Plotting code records

BEGIN

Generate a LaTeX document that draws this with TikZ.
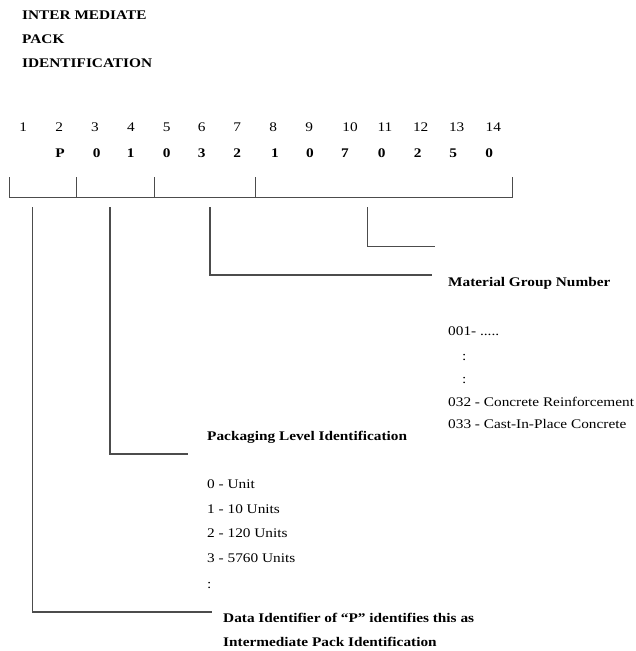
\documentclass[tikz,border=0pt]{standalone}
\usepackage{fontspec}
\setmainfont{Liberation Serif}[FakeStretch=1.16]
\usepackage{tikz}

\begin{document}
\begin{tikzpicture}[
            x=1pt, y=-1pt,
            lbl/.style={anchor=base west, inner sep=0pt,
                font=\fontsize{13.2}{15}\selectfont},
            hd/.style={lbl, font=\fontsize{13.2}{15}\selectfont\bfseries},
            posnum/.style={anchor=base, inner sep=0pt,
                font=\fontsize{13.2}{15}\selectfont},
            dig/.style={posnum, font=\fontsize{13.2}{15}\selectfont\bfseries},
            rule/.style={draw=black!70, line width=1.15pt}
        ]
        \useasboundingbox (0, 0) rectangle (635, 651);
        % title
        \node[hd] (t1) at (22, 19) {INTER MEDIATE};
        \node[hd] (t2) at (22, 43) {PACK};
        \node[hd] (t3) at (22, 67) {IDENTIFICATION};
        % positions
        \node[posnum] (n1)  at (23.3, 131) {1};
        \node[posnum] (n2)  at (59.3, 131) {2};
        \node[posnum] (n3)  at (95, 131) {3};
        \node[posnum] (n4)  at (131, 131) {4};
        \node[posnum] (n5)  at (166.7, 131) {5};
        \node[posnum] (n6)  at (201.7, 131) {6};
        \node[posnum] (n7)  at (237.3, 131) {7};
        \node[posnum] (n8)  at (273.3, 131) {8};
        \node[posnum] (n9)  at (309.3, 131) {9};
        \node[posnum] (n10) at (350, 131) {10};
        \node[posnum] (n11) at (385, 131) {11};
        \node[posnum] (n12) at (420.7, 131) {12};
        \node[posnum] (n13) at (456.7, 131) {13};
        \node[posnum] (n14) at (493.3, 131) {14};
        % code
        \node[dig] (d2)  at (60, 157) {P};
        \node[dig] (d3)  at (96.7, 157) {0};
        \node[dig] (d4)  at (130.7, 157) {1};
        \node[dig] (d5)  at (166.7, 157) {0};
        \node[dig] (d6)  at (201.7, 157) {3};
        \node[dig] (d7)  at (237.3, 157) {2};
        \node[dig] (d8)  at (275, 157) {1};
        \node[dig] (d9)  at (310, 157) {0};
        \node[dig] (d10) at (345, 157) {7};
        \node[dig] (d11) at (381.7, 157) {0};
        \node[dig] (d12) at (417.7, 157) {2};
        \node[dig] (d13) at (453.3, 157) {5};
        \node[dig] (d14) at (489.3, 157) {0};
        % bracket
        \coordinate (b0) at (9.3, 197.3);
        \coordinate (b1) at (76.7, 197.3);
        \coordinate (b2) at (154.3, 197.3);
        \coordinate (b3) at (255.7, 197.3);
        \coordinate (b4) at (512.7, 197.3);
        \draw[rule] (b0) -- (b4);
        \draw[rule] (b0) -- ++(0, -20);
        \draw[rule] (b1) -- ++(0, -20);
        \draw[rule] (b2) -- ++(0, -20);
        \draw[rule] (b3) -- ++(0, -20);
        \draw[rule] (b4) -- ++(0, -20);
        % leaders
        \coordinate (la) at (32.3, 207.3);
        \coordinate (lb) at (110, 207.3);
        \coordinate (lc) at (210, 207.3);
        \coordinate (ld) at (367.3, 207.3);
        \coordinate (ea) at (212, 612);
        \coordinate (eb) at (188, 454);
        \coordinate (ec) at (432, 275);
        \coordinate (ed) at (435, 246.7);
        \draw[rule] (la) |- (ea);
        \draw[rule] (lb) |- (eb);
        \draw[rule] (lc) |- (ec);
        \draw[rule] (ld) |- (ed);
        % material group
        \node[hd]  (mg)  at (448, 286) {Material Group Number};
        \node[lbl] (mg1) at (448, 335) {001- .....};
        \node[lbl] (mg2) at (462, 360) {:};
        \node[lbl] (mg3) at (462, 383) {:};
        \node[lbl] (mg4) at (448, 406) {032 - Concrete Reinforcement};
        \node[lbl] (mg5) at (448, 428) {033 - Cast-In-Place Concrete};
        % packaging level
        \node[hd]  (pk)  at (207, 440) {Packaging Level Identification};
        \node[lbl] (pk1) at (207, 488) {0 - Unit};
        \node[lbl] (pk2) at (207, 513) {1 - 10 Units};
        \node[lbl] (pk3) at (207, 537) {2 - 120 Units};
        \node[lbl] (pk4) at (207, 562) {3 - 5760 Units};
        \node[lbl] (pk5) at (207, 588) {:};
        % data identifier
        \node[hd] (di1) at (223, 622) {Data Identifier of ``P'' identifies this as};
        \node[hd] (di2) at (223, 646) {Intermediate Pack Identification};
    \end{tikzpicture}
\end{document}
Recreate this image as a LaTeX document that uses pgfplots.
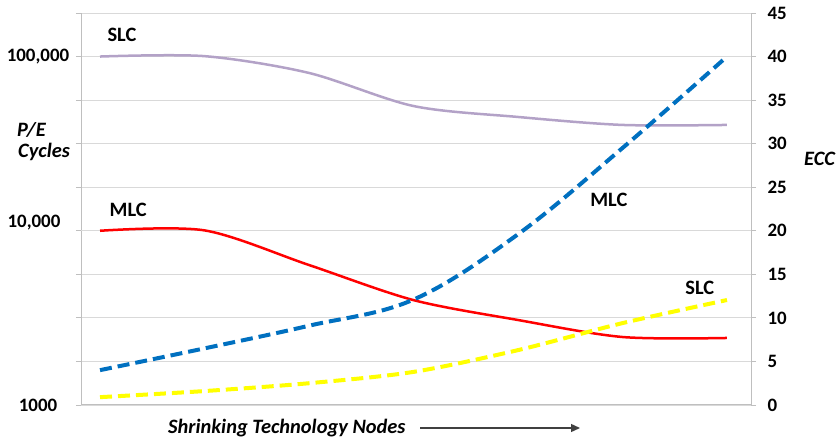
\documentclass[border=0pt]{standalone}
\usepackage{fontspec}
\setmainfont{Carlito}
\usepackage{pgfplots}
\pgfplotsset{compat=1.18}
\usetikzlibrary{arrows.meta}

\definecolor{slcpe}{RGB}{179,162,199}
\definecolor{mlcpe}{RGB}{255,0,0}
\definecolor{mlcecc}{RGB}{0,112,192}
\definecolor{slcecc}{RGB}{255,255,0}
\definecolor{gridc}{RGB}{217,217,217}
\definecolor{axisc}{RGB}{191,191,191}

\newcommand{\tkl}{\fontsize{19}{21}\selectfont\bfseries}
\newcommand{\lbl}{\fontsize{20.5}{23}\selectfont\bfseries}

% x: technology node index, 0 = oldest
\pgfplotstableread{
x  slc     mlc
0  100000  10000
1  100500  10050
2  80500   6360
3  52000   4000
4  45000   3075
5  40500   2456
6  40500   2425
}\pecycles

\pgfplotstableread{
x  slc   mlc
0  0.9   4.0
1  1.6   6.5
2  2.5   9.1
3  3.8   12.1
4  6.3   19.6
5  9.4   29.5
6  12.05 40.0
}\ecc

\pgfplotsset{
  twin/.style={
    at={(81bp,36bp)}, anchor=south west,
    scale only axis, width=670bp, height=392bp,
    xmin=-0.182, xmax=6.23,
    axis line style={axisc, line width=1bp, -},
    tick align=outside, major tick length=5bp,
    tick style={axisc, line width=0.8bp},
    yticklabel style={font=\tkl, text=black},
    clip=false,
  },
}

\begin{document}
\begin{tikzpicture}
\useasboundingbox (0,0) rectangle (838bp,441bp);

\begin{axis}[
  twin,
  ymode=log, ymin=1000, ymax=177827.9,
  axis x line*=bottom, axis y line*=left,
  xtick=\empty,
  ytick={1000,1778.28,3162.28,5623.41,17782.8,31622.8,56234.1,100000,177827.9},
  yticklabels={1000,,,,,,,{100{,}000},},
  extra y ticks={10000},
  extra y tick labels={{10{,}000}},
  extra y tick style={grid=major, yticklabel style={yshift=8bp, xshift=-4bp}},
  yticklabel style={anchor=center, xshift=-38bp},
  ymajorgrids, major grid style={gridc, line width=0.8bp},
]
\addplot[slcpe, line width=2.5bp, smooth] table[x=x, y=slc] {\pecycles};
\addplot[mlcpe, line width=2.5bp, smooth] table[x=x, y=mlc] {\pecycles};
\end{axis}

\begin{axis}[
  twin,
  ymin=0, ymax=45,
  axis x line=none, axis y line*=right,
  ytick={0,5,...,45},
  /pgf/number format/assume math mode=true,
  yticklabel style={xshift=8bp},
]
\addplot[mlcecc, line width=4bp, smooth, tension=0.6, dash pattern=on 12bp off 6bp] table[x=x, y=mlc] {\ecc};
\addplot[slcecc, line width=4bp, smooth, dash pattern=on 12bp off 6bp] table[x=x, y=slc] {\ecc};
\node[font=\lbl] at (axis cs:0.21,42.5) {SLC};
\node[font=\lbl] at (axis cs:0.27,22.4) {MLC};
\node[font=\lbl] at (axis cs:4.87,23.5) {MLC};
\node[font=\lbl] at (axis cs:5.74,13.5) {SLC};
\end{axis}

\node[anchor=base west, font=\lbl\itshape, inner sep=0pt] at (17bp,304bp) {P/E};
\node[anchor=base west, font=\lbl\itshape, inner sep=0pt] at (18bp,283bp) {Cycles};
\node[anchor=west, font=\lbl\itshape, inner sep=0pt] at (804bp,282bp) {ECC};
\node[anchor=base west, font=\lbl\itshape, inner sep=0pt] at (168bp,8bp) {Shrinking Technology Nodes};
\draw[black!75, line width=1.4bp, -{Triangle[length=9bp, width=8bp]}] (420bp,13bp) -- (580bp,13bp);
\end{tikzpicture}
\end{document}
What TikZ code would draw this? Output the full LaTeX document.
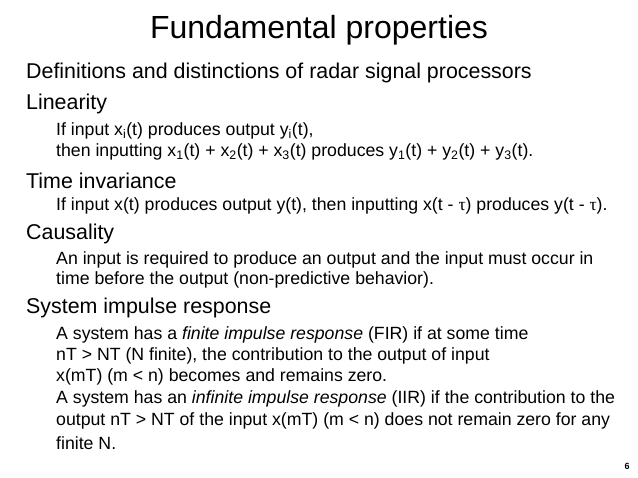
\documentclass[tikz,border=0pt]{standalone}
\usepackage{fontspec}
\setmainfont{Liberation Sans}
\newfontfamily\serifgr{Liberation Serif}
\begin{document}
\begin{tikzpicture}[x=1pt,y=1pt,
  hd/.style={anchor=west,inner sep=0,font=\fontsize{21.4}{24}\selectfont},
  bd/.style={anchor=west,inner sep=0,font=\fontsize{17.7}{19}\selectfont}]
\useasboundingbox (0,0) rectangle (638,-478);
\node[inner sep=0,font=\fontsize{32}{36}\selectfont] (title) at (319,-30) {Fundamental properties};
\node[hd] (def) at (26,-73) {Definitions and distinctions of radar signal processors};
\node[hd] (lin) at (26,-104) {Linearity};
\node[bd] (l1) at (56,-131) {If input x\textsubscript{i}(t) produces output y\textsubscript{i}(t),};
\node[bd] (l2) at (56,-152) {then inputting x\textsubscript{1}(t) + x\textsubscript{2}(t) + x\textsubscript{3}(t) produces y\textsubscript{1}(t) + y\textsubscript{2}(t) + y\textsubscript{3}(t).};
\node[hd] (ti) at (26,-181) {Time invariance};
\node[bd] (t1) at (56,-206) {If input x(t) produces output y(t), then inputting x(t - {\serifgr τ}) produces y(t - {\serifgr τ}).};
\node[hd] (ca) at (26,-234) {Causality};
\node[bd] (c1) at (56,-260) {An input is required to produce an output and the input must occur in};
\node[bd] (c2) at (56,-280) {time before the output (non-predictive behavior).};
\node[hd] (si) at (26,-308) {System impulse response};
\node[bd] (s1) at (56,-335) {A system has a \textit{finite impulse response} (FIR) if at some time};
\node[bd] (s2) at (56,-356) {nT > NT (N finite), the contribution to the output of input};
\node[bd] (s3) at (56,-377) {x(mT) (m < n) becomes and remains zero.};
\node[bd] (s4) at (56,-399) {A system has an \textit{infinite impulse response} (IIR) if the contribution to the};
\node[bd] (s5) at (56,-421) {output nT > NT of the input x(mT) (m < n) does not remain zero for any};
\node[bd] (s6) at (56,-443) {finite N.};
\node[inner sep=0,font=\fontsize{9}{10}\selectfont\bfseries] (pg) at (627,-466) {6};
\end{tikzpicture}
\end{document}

END

Each line that holds the word "this" is to be copied.

Result of the exercise →
Generate a LaTeX document that draws this with TikZ.
        \node[hd] (di1) at (223, 622) {Data Identifier of ``P'' identifies this as};
Recreate this image as a LaTeX document that uses pgfplots.
What TikZ code would draw this? Output the full LaTeX document.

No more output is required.